Ternyata mudah untuk menemukan nomernya. Kode negara yang berbeda. Ada dua, yang satu foto profilnya menunjukkan pemiliknya. Satu lagi foto profilnya berisi sebuah logo perusahaan. Kukirim sebuah pesan pada nomer dengan pp logo perusahaan, bertanya, apakah benar ini nomer hpnya. Satu hari kemudian ia membalas, benar. Alhamdulillah ketakutanku salah nomer sudah terhapus. Kami bertukar sapa basa-basi. Kuberitahu aku membaca tulisan di blognya dan terlintas pikiran untuk mengirim pesan padanya. Tapi aku masih di luar garis, aku tidak membahas atau bertanya tentang isi tulisannya. Aku hanya ingin ia tahu, bahwa ada yang membaca blognya. Hanya itu.
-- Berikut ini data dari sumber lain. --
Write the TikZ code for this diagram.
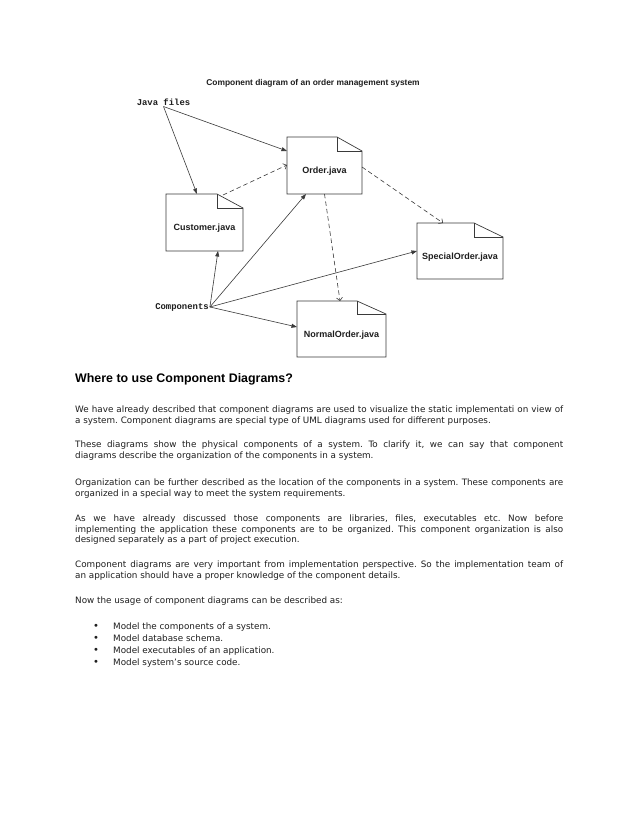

Aku pikir, itu saja cukup. Aku pikir, aku tidak akan melewati garis. Tapi sebuah tulisan lain diunggahnya. Dan setelah membacanya aku tidak bisa berdiam diri. Mungkin... mungkin, sekedar tahu ada yang membacanya tidak cukup. Mungkin ia benar-benar butuh teman yang bisa mendengarkannya. Maka kucoba menghubungi teman yang dulu dekat dengannya. Aku tidak memberitahukan tentang isi tulisan tersebut. Aku berpura-pura bertanya nomer hpnya, padahal aku sudah memilikinya bahkan sudah pernah bertukar chat dengannya.

"Masih keep contact sama dia?", tanyaku

"Iya, masih keep contact kok", jawab teman satu kosannya dulu.

Seharusnya itu jawaban itu membuatku lega. Tapi ternyata aku... entah terlalu terbawa emosi memilih untuk melewati garis. Aku tahu, kesannya seperti ikut campur. Tapi, hanya dengan itu aku bisa menenangkan diriku.

Kukirim padanya beberapa baris pesan, tentang tulisan terakhir yang ia unggah, tentang aku yang pernah menghilang dari peredaran, dan bagaimana aku bisa membaik. Tentang pentingnya menulis dan bercerita, saat begitu banyak hal memenuhi pikiran dan dada.

I crossed the line. I'm not a silent reader anymore.